Secrets to a Professional-Grade Flame Job
Over the years, I’ve picked up a few tricks that aren’t in the paint manuals. These are the small details that elevate a good paint job to a great one. They’re born from mistakes and repetition, and they’ll save you a lot of headaches.
- The Symmetrical Stencil: To get your flames to match on both sides of the car, lay out your design on one side. Then, tape a large piece of masking paper over it and carefully trace the design. Cut out the flame pattern from the paper, flip it over, and you have a perfect mirror-image stencil to guide your tape layout on the other side.
- My Biggest Mistake (And How to Avoid It): On an early project, I got impatient and applied my flame colors too heavily, without enough flash time between coats. When I unmasked, the solvent was trapped, and the paint edge was soft and gummy. It was a mess. Always follow the paint’s technical data sheet for flash times. Lighter coats are always better than one heavy, wet coat.
- Pinstriping is Your Best Friend: Even for pros, tiny imperfections can happen at the tape edge. A hand-painted pinstripe right along the edge of the flames (done after the clear coat is cured and scuffed) can hide minor bleeds or chips, creating an incredibly sharp, clean, and professional-looking border. It’s the frame for your masterpiece.

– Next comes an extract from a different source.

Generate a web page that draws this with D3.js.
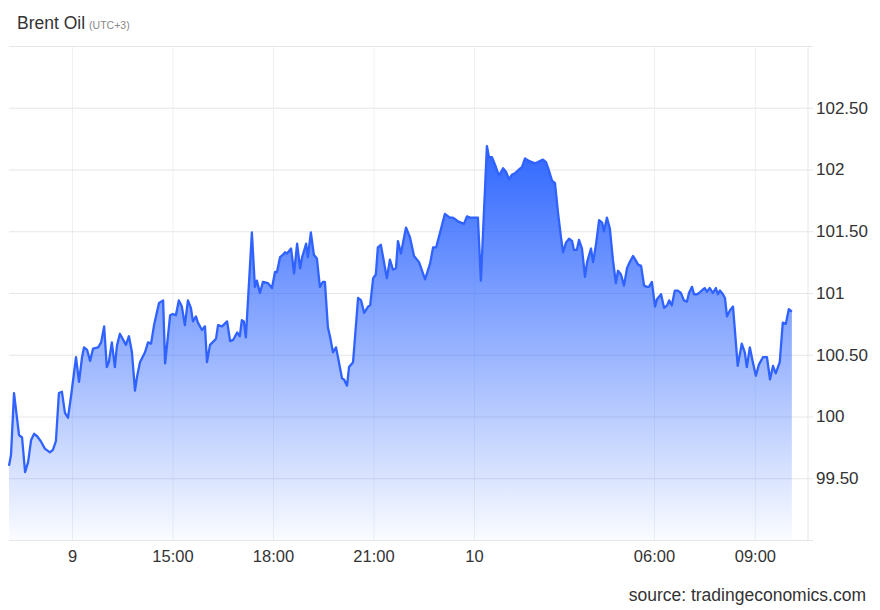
<!DOCTYPE html>
<html><head><meta charset="utf-8">
<script src="https://cdn.jsdelivr.net/npm/d3@7/dist/d3.min.js"></script>
<style>
body{margin:0;background:#fff}
svg{display:block;font-family:"Liberation Sans",Arial,sans-serif}
</style>
</head><body>
<svg id="chart" width="880" height="610"></svg>
<script>
// Time in hours since 00:00 on the 9th (UTC+3)
const hours = [10.12,10.18,10.27,10.42,10.51,10.60,10.69,10.78,10.87,10.96,11.07,11.19,11.34,11.43,11.52,11.61,11.70,11.79,11.88,11.97,
12.12,12.21,12.30,12.36,12.45,12.54,12.63,12.78,12.87,12.96,13.04,13.10,13.19,13.28,13.34,13.43,13.61,13.70,13.79,13.88,
13.94,14.03,14.18,14.27,14.36,14.45,14.54,14.60,14.72,14.78,14.93,15.01,15.10,15.19,15.28,15.37,15.46,15.55,15.61,15.70,
15.76,15.88,15.97,16.03,16.12,16.30,16.36,16.48,16.63,16.72,16.81,16.93,17.01,17.07,17.13,17.19,17.37,17.46,17.52,17.61,
17.70,17.85,17.97,18.06,18.12,18.21,18.30,18.36,18.42,18.48,18.54,18.63,18.72,18.81,18.87,18.99,19.04,19.13,19.22,19.31,
19.40,19.49,19.55,19.64,19.70,19.79,19.88,19.94,20.06,20.12,20.21,20.27,20.39,20.54,20.63,20.72,20.84,20.90,20.99,21.07,
21.13,21.22,21.40,21.49,21.58,21.67,21.73,21.82,21.97,22.09,22.21,22.36,22.54,22.69,22.78,22.87,22.93,23.13,23.28,23.37,
23.43,23.52,23.70,23.79,23.88,23.97,24.13,24.23,24.43,24.50,24.60,24.73,24.83,24.97,25.07,25.17,25.27,25.37,25.50,25.60,
25.70,25.83,26.03,26.13,26.30,26.40,26.50,26.60,26.70,26.80,26.90,26.97,27.07,27.17,27.27,27.33,27.43,27.50,27.60,27.70,
27.77,27.90,27.97,28.07,28.17,28.27,28.33,28.43,28.53,28.63,28.73,28.80,28.90,29.00,29.10,29.17,29.30,29.40,29.47,29.57,
29.67,29.77,29.83,29.93,30.03,30.09,30.21,30.30,30.39,30.45,30.53,30.62,30.71,30.80,30.89,30.98,31.04,31.13,31.19,31.28,
31.34,31.46,31.51,31.57,31.66,31.75,31.84,31.90,31.96,32.05,32.11,32.17,32.26,32.35,32.49,32.61,32.70,32.76,32.85,32.94,
33.03,33.12,33.24,33.36,33.45,33.54,33.62,33.74,33.83,33.92,34.01,34.10];

const prices = [99.60,99.69,100.19,99.85,99.83,99.55,99.63,99.81,99.86,99.84,99.80,99.74,99.71,99.73,99.80,100.19,100.20,100.03,99.99,100.16,
100.48,100.28,100.48,100.56,100.54,100.45,100.55,100.56,100.60,100.73,100.40,100.44,100.60,100.40,100.57,100.67,100.58,100.65,100.52,100.21,
100.32,100.44,100.52,100.60,100.59,100.74,100.85,100.92,100.94,100.43,100.82,100.83,100.82,100.94,100.89,100.74,100.94,100.88,100.77,100.81,
100.76,100.70,100.73,100.44,100.58,100.63,100.74,100.73,100.77,100.61,100.62,100.68,100.65,100.78,100.77,100.64,101.49,101.05,101.10,101.00,
101.09,101.08,101.04,101.17,101.17,101.29,101.31,101.33,101.32,101.34,101.36,101.16,101.40,101.20,101.29,101.40,101.29,101.49,101.31,101.28,
101.05,101.09,101.09,100.72,100.65,100.52,100.56,100.48,100.31,100.30,100.25,100.40,100.44,100.96,100.94,100.84,100.89,100.90,101.12,101.15,
101.37,101.39,101.12,101.27,101.19,101.20,101.42,101.32,101.53,101.45,101.30,101.25,101.11,101.24,101.37,101.37,101.43,101.64,101.61,101.61,
101.60,101.58,101.56,101.62,101.61,101.61,101.61,101.10,102.19,102.10,102.10,102.02,101.95,102.01,101.98,101.92,101.96,101.97,102.00,102.02,
102.09,102.07,102.05,102.06,102.08,102.06,101.99,101.91,101.89,101.65,101.45,101.33,101.41,101.44,101.42,101.35,101.35,101.43,101.36,101.13,
101.25,101.36,101.25,101.40,101.59,101.57,101.50,101.61,101.52,101.27,101.08,101.18,101.15,101.06,101.20,101.24,101.30,101.26,101.23,101.22,
101.06,101.05,101.05,101.09,100.89,100.95,100.99,100.88,100.90,100.94,100.90,101.02,101.02,101.00,100.94,100.93,101.00,101.05,100.99,100.99,
101.00,101.03,101.04,101.01,101.04,101.00,101.04,100.99,101.02,100.99,100.96,100.81,100.86,100.89,100.41,100.59,100.52,100.40,100.56,100.44,
100.33,100.42,100.48,100.48,100.30,100.41,100.35,100.44,100.76,100.75,100.87,100.85];

const xTickHours  = [12, 15, 18, 21, 24, 30, 33];
const xTickLabels = ["9", "15:00", "18:00", "21:00", "10", "06:00", "09:00"];
const yTickValues = [99.5, 100, 100.5, 101, 101.5, 102, 102.5];
const yTickLabels = ["99.50", "100", "100.50", "101", "101.50", "102", "102.50"];
const yGridValues = [99, 99.5, 100, 100.5, 101, 101.5, 102, 102.5, 103];

const data = hours.map((h, i) => ({h, p: prices[i]}));

const svg = d3.select("#chart");
const pLeft = 9, pRight = 808, pTop = 46, pBottom = 540;

// trading-time scale (overnight break compressed)
const x = d3.scaleLinear().domain([10.12, 24, 30, 34.58]).range([pLeft, 474, 654, pRight]);
const y = d3.scaleLinear().domain([99, 103]).range([pBottom, pTop]);

// vertical grid
svg.append("g")
  .attr("transform", `translate(0,${pBottom})`)
  .call(d3.axisBottom(x).tickValues(xTickHours).tickSize(-(pBottom - pTop)).tickFormat(""))
  .call(g => g.select(".domain").remove())
  .call(g => g.selectAll("line").attr("stroke", "#edf1f6").attr("stroke-width", 1));

// horizontal grid
svg.append("g")
  .attr("transform", `translate(${pRight + 5},0)`)
  .call(d3.axisLeft(y).tickValues(yGridValues).tickSize(pRight + 5 - pLeft).tickFormat(""))
  .call(g => g.select(".domain").remove())
  .call(g => g.selectAll("line").attr("stroke", "#e6e6e6").attr("stroke-width", 1));

// right border
svg.append("line").attr("x1", pRight).attr("x2", pRight).attr("y1", pTop).attr("y2", pBottom)
  .attr("stroke", "#e6e6e6");

// gradient
const defs = svg.append("defs");
const grad = defs.append("linearGradient").attr("id", "fillGrad")
  .attr("gradientUnits", "userSpaceOnUse")
  .attr("x1", 0).attr("x2", 0)
  .attr("y1", y(d3.max(prices))).attr("y2", pBottom);
grad.append("stop").attr("offset", 0).attr("stop-color", "#2962ff").attr("stop-opacity", 0.97);
grad.append("stop").attr("offset", 0.5).attr("stop-color", "#2962ff").attr("stop-opacity", 0.5);
grad.append("stop").attr("offset", 1).attr("stop-color", "#2962ff").attr("stop-opacity", 0.02);

const area = d3.area().x(d => x(d.h)).y0(pBottom).y1(d => y(d.p));
const line = d3.line().x(d => x(d.h)).y(d => y(d.p));

svg.append("path").datum(data).attr("d", area).attr("fill", "url(#fillGrad)");
svg.append("path").datum(data).attr("d", line)
  .attr("fill", "none").attr("stroke", "#2f62ff").attr("stroke-width", 2.3)
  .attr("stroke-linejoin", "round");

// x axis labels
svg.append("g")
  .attr("transform", `translate(0,${pBottom})`)
  .call(d3.axisBottom(x).tickValues(xTickHours).tickSize(0).tickPadding(10)
    .tickFormat((d, i) => xTickLabels[i]))
  .call(g => g.select(".domain").remove())
  .call(g => g.selectAll("text").attr("fill", "#333").attr("font-size", 16.5)
    .attr("font-family", "'Liberation Sans', Arial, sans-serif"));

// y axis labels
svg.append("g")
  .attr("transform", `translate(${pRight + 8},0)`)
  .call(d3.axisRight(y).tickValues(yTickValues).tickSize(0).tickPadding(0)
    .tickFormat((d, i) => yTickLabels[i]))
  .call(g => g.select(".domain").remove())
  .call(g => g.selectAll("text").attr("fill", "#333").attr("font-size", 17)
    .attr("font-family", "'Liberation Sans', Arial, sans-serif"));

// title
const t = svg.append("text").attr("x", 17).attr("y", 29).attr("fill", "#333");
t.append("tspan").attr("font-size", 17.5).text("Brent Oil");
t.append("tspan").attr("font-size", 10.5).attr("fill", "#888").attr("dx", 4).text("(UTC+3)");

// source
svg.append("text").attr("x", 866).attr("y", 601).attr("text-anchor", "end")
  .attr("fill", "#333").attr("font-size", 17.5).text("source: tradingeconomics.com");
</script>
</body></html>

- Curing and Aftercare: Don’t wash or wax your new paint job for at least 30 days. The clear coat needs time to fully cure and release all its solvents. Exposing it to harsh chemicals or wax too early can damage the finish. Keep it garaged if possible and away from extreme elements for that first month.
Frequently Asked Questions
Can I do this with spray cans?
While technically possible, achieving a professional, even finish with spray cans is extremely difficult due to inconsistent pressure and spray patterns. For a durable and smooth result that can be clear-coated properly, an HVLP spray gun is strongly recommended.
What’s the hardest part of painting flames?
For most beginners, the hardest part is the layout. Creating a design that looks fluid and natural takes practice. Spend the most time on this step; a great paint application can’t save a poor design.
How do you make the flames symmetrical on both sides of the car?
The most reliable method is to perfect one side, then create a paper stencil from it. Trace your finished tape design onto masking paper, cut it out, flip it, and use it as a guide for taping the opposite side of the vehicle.
How much does it cost to get flames professionally painted vs. DIY?
A professional flame job can range from $1,500 to over $10,000 depending on complexity and quality. A DIY job can be done for a few hundred dollars in materials, but requires the right tools (compressor, spray gun) and a significant investment of time and patience.